- MATERIAL FOR THIS EXERCISE
──────────

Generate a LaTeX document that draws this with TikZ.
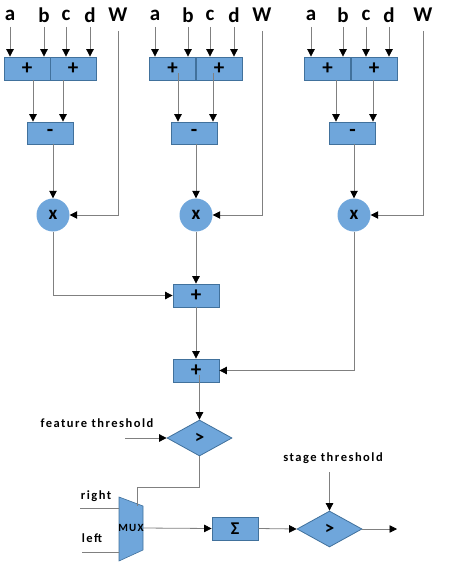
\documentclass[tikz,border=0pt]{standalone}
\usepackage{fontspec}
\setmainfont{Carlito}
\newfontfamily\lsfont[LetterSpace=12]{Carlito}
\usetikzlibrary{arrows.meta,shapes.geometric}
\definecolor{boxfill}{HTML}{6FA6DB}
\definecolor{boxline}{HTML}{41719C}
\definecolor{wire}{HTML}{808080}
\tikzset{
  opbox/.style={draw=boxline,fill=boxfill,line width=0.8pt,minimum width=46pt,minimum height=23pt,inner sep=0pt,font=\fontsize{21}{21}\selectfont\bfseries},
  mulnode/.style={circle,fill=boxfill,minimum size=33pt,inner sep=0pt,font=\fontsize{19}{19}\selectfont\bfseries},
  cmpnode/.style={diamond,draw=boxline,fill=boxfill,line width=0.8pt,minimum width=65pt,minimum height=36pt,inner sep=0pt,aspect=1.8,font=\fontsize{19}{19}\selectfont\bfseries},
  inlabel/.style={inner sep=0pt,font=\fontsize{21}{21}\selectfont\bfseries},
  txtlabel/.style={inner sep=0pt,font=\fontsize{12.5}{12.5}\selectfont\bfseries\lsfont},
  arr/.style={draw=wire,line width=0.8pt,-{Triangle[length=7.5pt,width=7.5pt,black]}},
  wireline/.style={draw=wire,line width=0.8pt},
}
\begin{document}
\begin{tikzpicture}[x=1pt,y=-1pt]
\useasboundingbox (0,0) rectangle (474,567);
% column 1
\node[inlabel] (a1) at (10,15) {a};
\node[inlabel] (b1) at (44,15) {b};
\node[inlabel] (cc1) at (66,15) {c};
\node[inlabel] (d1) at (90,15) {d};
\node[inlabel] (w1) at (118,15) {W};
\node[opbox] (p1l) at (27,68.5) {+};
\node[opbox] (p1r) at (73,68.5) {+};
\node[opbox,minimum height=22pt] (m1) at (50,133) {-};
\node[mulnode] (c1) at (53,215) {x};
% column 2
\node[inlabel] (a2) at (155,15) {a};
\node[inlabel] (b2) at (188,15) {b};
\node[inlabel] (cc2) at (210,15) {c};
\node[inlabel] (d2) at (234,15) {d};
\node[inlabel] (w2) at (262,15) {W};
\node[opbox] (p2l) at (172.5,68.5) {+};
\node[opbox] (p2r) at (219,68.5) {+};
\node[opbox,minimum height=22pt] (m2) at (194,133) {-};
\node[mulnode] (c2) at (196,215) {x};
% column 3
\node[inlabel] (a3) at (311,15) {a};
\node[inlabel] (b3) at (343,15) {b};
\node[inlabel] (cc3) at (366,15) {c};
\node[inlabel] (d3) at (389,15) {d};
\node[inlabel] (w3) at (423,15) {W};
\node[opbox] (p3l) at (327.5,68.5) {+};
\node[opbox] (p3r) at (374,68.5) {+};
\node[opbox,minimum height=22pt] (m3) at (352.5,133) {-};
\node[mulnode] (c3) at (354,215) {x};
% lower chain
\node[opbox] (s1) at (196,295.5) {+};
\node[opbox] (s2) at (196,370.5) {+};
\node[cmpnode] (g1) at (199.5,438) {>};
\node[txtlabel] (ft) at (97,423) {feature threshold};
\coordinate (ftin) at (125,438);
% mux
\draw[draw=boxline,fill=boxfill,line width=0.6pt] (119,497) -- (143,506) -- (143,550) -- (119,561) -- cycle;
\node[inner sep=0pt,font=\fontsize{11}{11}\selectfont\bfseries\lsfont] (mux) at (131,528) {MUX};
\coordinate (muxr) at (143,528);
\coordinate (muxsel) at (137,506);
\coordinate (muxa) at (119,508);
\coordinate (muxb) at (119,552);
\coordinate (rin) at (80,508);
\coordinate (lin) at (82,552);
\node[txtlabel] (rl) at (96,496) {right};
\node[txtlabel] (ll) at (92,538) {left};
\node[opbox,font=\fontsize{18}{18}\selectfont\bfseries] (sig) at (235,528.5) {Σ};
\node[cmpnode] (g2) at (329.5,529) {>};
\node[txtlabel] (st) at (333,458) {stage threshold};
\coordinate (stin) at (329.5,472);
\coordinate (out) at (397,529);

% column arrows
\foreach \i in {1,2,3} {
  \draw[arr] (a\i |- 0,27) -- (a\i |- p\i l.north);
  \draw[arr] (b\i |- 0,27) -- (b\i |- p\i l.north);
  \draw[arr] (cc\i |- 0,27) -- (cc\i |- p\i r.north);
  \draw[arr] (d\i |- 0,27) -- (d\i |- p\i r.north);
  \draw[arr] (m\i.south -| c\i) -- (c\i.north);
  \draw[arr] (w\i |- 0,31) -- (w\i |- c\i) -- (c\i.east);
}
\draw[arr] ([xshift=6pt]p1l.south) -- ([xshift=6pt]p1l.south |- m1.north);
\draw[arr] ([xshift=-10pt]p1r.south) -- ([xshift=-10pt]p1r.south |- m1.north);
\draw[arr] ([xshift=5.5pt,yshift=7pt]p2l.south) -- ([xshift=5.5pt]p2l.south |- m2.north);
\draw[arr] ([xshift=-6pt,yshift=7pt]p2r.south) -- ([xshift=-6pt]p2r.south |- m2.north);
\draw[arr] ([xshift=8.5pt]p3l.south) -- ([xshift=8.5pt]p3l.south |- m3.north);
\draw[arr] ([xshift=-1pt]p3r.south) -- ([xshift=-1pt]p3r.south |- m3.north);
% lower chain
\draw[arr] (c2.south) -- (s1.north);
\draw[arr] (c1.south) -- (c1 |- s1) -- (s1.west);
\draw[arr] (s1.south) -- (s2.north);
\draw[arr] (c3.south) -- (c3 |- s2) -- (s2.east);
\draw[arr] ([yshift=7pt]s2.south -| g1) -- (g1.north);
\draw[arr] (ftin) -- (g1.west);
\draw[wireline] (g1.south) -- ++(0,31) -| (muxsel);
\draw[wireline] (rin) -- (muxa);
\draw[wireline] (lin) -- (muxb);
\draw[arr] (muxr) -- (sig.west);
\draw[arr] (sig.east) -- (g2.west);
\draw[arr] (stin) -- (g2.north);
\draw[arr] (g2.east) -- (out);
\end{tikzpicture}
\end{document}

──────────

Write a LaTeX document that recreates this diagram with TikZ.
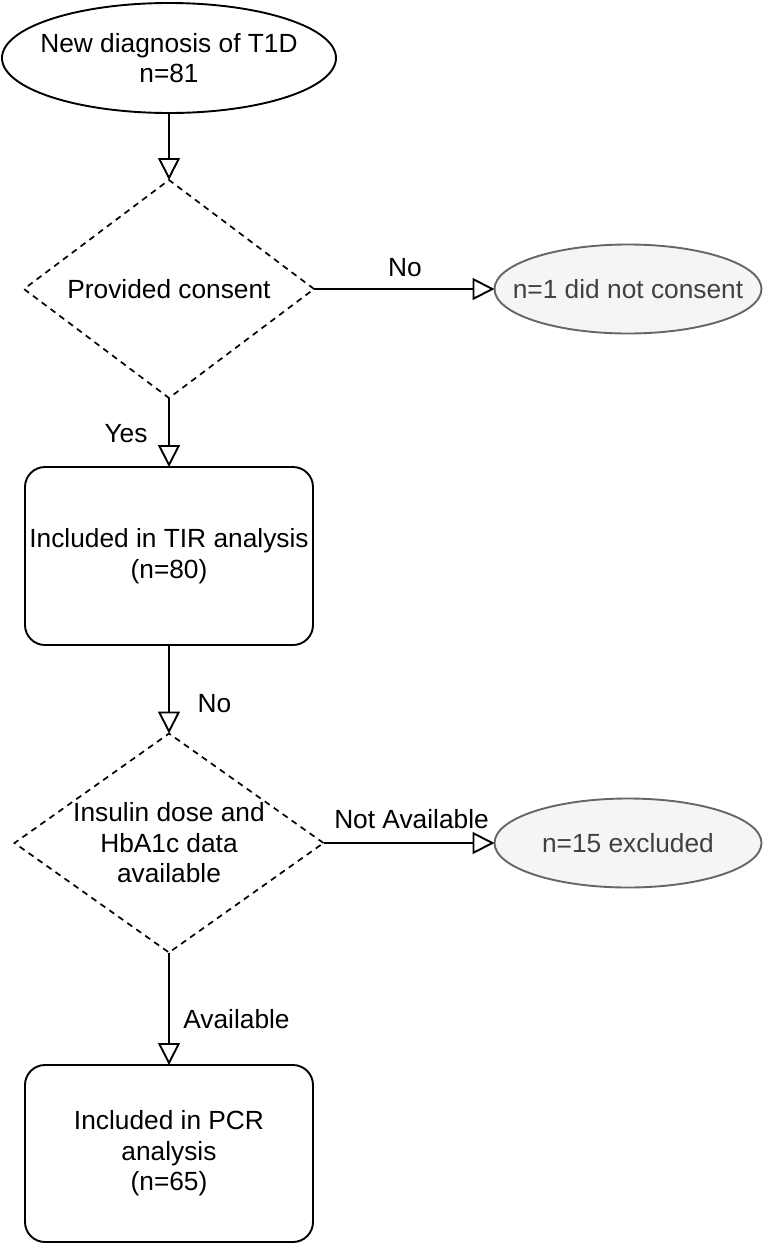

──────────

- WHAT IS REQUIRED
Give solely the number of lines in the data that contain the string "with".

- RESULT OF THIS TASK
2